Updated Lane Filtering Laws For QLD Riders
Back in February 2015 there were new road rules introduced for motorbikes in Queensland, the most significant changes relating to lane filtering and moving through congested traffic.
These new rules provides greater freedom for Qld motorbike riders that have been finding themselves stuck in slow moving or stationary traffic. This new move was designed to help reduce the congestion for all motorists on the road, not just the people lucky enough to own a motorbike. The new laws cover lane filtering, motorcycle control rules and broadened approval for motorcycle helmet standards.
Here is a basic rundown of the changes to laws on lane filtering, but for more information about all the changes you should visit the Department of Transport and Main Roads. You should also remember that these changes only affect Queensland riding, and you should check the laws for each state before riding on their roads.
Motorbike Lane Filtering
Motorcyclists with an open licence can filter between stationary or slow moving vehicles travelling in the same direction as the rider, as long as the vehicles are travelling slower than 30km/hr.

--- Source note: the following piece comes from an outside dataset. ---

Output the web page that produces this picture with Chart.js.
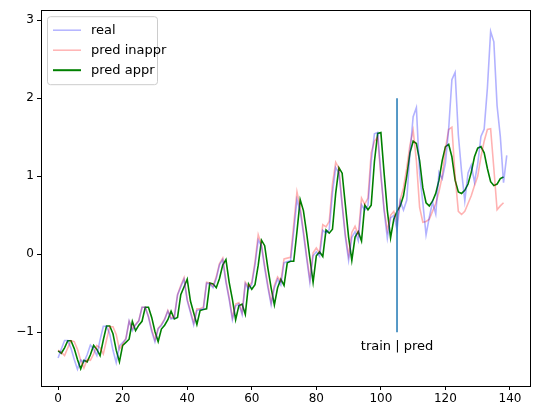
<!DOCTYPE html>
<html>
<head>
<meta charset="utf-8">
<script src="https://cdn.jsdelivr.net/npm/chart.js@4/dist/chart.umd.min.js"></script>
<style>
  html, body { margin: 0; padding: 0; background: #fff; }
  #wrap { width: 546px; height: 417px; }
</style>
</head>
<body>
<div id="wrap"><canvas id="c"></canvas></div>
<script>
// ─── DATA ─────────────────────────────────────────
const xTicks = [0, 20, 40, 60, 80, 100, 120, 140];
const yTicks = [-1, 0, 1, 2, 3];
const splitX = 105;

const real = [
  -1.332,-1.215,-1.107,-1.107,-1.207,-1.349,-1.475,-1.357,-1.382,-1.290,
  -1.165,-1.215,-1.299,-1.098,-0.923,-0.923,-1.023,-1.232,-1.391,-1.174,
  -1.132,-1.090,-0.856,-0.981,-0.906,-0.856,-0.680,-0.680,-0.806,-0.990,
  -1.124,-0.956,-0.914,-0.839,-0.730,-0.831,-0.814,-0.521,-0.421,-0.320,
  -0.596,-0.747,-0.906,-0.722,-0.705,-0.705,-0.371,-0.379,-0.429,-0.312,
  -0.136,-0.069,-0.362,-0.580,-0.839,-0.663,-0.638,-0.772,-0.379,-0.446,
  -0.387,-0.136,0.182,0.106,-0.178,-0.429,-0.647,-0.429,-0.320,-0.396,
  -0.111,-0.094,-0.086,0.290,0.700,0.558,0.265,-0.053,-0.362,-0.019,
  0.031,-0.028,0.307,0.274,0.316,0.784,1.110,1.044,0.625,0.215,
  -0.078,0.215,0.290,0.173,0.634,0.566,0.625,1.186,1.546,1.562,
  1.035,0.558,0.207,0.466,0.499,0.316,0.684,0.566,0.692,1.294,
  1.763,1.880,1.035,0.659,0.249,0.474,0.667,0.516,1.051,0.968,
  1.169,1.604,2.240,2.332,1.529,1.060,0.684,1.044,1.144,0.926,
  1.160,1.512,1.604,2.131,2.858,2.724,1.905,1.512,0.918,1.269
];

const predInappr = [
  -1.23,-1.26,-1.30,-1.20,-1.11,-1.12,-1.22,-1.36,-1.46,-1.35,
  -1.36,-1.28,-1.17,-1.20,-1.28,-1.10,-0.93,-0.93,-1.03,-1.22,
  -1.15,-1.08,-0.86,-0.96,-0.90,-0.85,-0.68,-0.68,-0.80,-0.97,
  -1.10,-0.95,-0.90,-0.83,-0.72,-0.82,-0.80,-0.52,-0.40,-0.30,
  -0.58,-0.73,-0.88,-0.70,-0.70,-0.68,-0.36,-0.37,-0.41,-0.29,
  -0.12,-0.05,-0.34,-0.56,-0.81,-0.64,-0.62,-0.75,-0.36,-0.42,
  -0.36,-0.10,0.25,0.12,-0.15,-0.40,-0.62,-0.40,-0.29,-0.35,
  -0.06,-0.05,-0.04,0.38,0.80,0.60,0.30,-0.02,-0.32,0.02,
  0.08,0.02,0.38,0.35,0.42,0.90,1.18,1.10,0.65,0.25,
  -0.02,0.28,0.36,0.25,0.72,0.64,0.72,1.30,1.45,1.50,
  1.00,0.58,0.30,0.50,0.55,0.40,0.70,0.85,1.10,1.40,
  1.59,1.20,0.60,0.41,0.42,0.45,0.55,0.65,0.80,1.00,
  1.35,1.60,1.63,1.00,0.55,0.51,0.55,0.65,0.75,0.88,
  1.00,1.25,1.45,1.60,1.61,1.10,0.57,0.62,0.66
];

const predAppr = [
  -1.24,-1.27,-1.20,-1.11,-1.11,-1.21,-1.35,-1.47,-1.36,-1.38,
  -1.29,-1.17,-1.22,-1.30,-1.10,-0.92,-0.92,-1.02,-1.23,-1.38,
  -1.17,-1.13,-1.09,-0.86,-0.98,-0.91,-0.86,-0.68,-0.68,-0.81,
  -0.99,-1.12,-0.96,-0.91,-0.84,-0.73,-0.83,-0.81,-0.52,-0.42,
  -0.32,-0.60,-0.75,-0.90,-0.72,-0.71,-0.70,-0.37,-0.38,-0.43,
  -0.31,-0.14,-0.07,-0.36,-0.58,-0.84,-0.66,-0.64,-0.77,-0.38,
  -0.45,-0.39,-0.14,0.18,0.11,-0.18,-0.43,-0.65,-0.43,-0.32,
  -0.40,-0.11,-0.09,-0.09,0.29,0.70,0.56,0.27,-0.05,-0.36,
  -0.02,0.03,-0.03,0.31,0.27,0.32,0.78,1.11,1.04,0.63,
  0.22,-0.08,0.22,0.29,0.17,0.63,0.57,0.63,1.19,1.55,
  1.56,1.04,0.56,0.21,0.45,0.55,0.62,0.75,1.00,1.30,
  1.45,1.42,1.20,0.85,0.66,0.62,0.68,0.78,0.95,1.20,
  1.38,1.41,1.25,0.95,0.80,0.78,0.82,0.90,1.05,1.25,
  1.36,1.38,1.30,1.10,0.93,0.88,0.90,0.97,0.99
];

const seriesNames = ['real', 'pred inappr', 'pred appr'];
const seriesColors = ['rgba(0,0,255,0.3)', 'rgba(255,0,0,0.3)', '#008000'];

// ─── PLUGINS ─────────────────────────────────────
const toXY = arr => arr.map((v, i) => ({ x: i, y: v }));

const splitLine = {
  id: 'splitLine',
  afterDatasetsDraw(chart) {
    const { ctx, scales: { x, y } } = chart;
    const px = x.getPixelForValue(splitX);
    ctx.save();
    ctx.strokeStyle = '#1f77b4';
    ctx.lineWidth = 1.5;
    ctx.beginPath();
    ctx.moveTo(px, y.getPixelForValue(2));
    ctx.lineTo(px, y.getPixelForValue(-1));
    ctx.stroke();
    ctx.fillStyle = '#000';
    ctx.font = '13px "DejaVu Sans"';
    ctx.textAlign = 'center';
    ctx.textBaseline = 'middle';
    ctx.fillText('train | pred', px, y.getPixelForValue(-1.19));
    ctx.restore();
  }
};

const frameAndLegend = {
  id: 'frameAndLegend',
  afterDraw(chart) {
    const { ctx, chartArea: a } = chart;
    ctx.save();
    ctx.strokeStyle = '#000';
    ctx.lineWidth = 1;
    ctx.strokeRect(Math.round(a.left) + 0.5, Math.round(a.top) + 0.5,
                   Math.round(a.right - a.left), Math.round(a.bottom - a.top));

    const bx = a.left + 6, by = a.top + 6, bw = 110, bh = 68;
    ctx.fillStyle = 'rgba(255,255,255,0.8)';
    ctx.strokeStyle = '#cccccc';
    ctx.beginPath();
    ctx.roundRect(bx + 0.5, by + 0.5, bw, bh, 3);
    ctx.fill();
    ctx.stroke();
    ctx.font = '13px "DejaVu Sans"';
    ctx.textBaseline = 'middle';
    seriesNames.forEach((name, i) => {
      const ly = by + 14 + i * 20;
      ctx.strokeStyle = seriesColors[i];
      ctx.lineWidth = i === 2 ? 2 : 1.5;
      ctx.beginPath();
      ctx.moveTo(bx + 6, ly);
      ctx.lineTo(bx + 34, ly);
      ctx.stroke();
      ctx.fillStyle = '#000';
      ctx.fillText(name, bx + 44, ly);
    });
    ctx.restore();
  }
};

const tickFmt = v => String(v).replace('-', '\u2212');

// ─── CHART ───────────────────────────────────────
new Chart(document.getElementById('c'), {
  type: 'line',
  data: {
    datasets: [
      { data: toXY(real),       borderColor: seriesColors[0], borderWidth: 1.6 },
      { data: toXY(predInappr), borderColor: seriesColors[1], borderWidth: 1.6 },
      { data: toXY(predAppr),   borderColor: seriesColors[2], borderWidth: 1.6 },
    ],
  },
  options: {
    responsive: true,
    maintainAspectRatio: false,
    animation: false,
    elements: { point: { radius: 0 }, line: { tension: 0 } },
    layout: { padding: { top: 10, right: 16, left: 0, bottom: 0 } },
    plugins: { legend: { display: false }, tooltip: { enabled: false } },
    scales: {
      x: {
        type: 'linear', min: -5.3, max: 146.2,
        afterBuildTicks: s => { s.ticks = xTicks.map(v => ({ value: v })); },
        afterFit: s => { s.height = 31; },
        grid: { drawOnChartArea: false, drawTicks: true, tickLength: 4, color: '#000' },
        border: { color: '#000' },
        ticks: { color: '#000', font: { family: 'DejaVu Sans', size: 12 }, padding: 2, callback: tickFmt },
      },
      y: {
        min: -1.69, max: 3.13,
        afterBuildTicks: s => { s.ticks = yTicks.map(v => ({ value: v })); },
        afterFit: s => { s.width = 41; },
        grid: { drawOnChartArea: false, drawTicks: true, tickLength: 4, color: '#000' },
        border: { color: '#000' },
        ticks: { color: '#000', font: { family: 'DejaVu Sans', size: 12 }, padding: 3, callback: tickFmt },
      },
    },
  },
  plugins: [splitLine, frameAndLegend],
});
</script>
</body>
</html>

This is great news for all Qld riders who use their bikes to commute to work in cities like Brisbane, Gold Coast and the Sunshine Coast. It allows us riders to safely move out of the congestion, while freeing up the road for car drivers. Unfortunately Learner and Provisional riders are not allowed to lane filter as they are deemed to not have the same level of on-road riding experience as those on an open licence.
Lane Filtering Restrictions
Keep in mind these new laws are not designed to give you the ability to go flying up between the traffic any time they frustratingly drop below 60km/hr. There are strict rules on when and where you can and can’t lane filter.
Lane Filtering is completely prohibited in school zones during school hours. You’re also not permitted to lane filter near buses or other heavy vehicles since drivers of these vehicles may have trouble seeing motorcycles.
As a rule of thumb, lane splitting is considered when you are travelling at more than 30kms/hr between traffic, this is prohibited and fines may apply. These rules are in place for the safety of all that are using the roads.
Motorbikes on Road Shoulders and Kerbs
When lane filtering on major roads like motorways, freeways and highways where the speed limit is above 90kms/hr, riders with open licences can ride past slow moving traffic on the road shoulder on the left or right of the edge lines.Remember to give way to other riders on the shoulder though, as you’re not likely to be the only one trying to get to your destination on time.
Keep in mind that you cannot ride on the shoulder of roadways were the speed limit is below 90kms/hr or where there may be pedestrian activity. For pedestrian safety lane filtering is not allowed between vehicles and the kerb.
Motorcycles in Bicycle Lanes
Motorcycle riders are also now allowed to enter bicycle storage areas and lanes in some circumstances. You can travel up to 50 metres in a bicycle lane if you are stopping to park, entering or leaving the road, or attempting to avoid an obstruction.
Lane Filtering Penalties
Currently, riders caught breaking the new lane filtering or shoulder riding rules can face on the spot fines of $341 and 3 demerit points, (at the time of writing this article) with heavier penalties that may apply if the matter goes before a Court.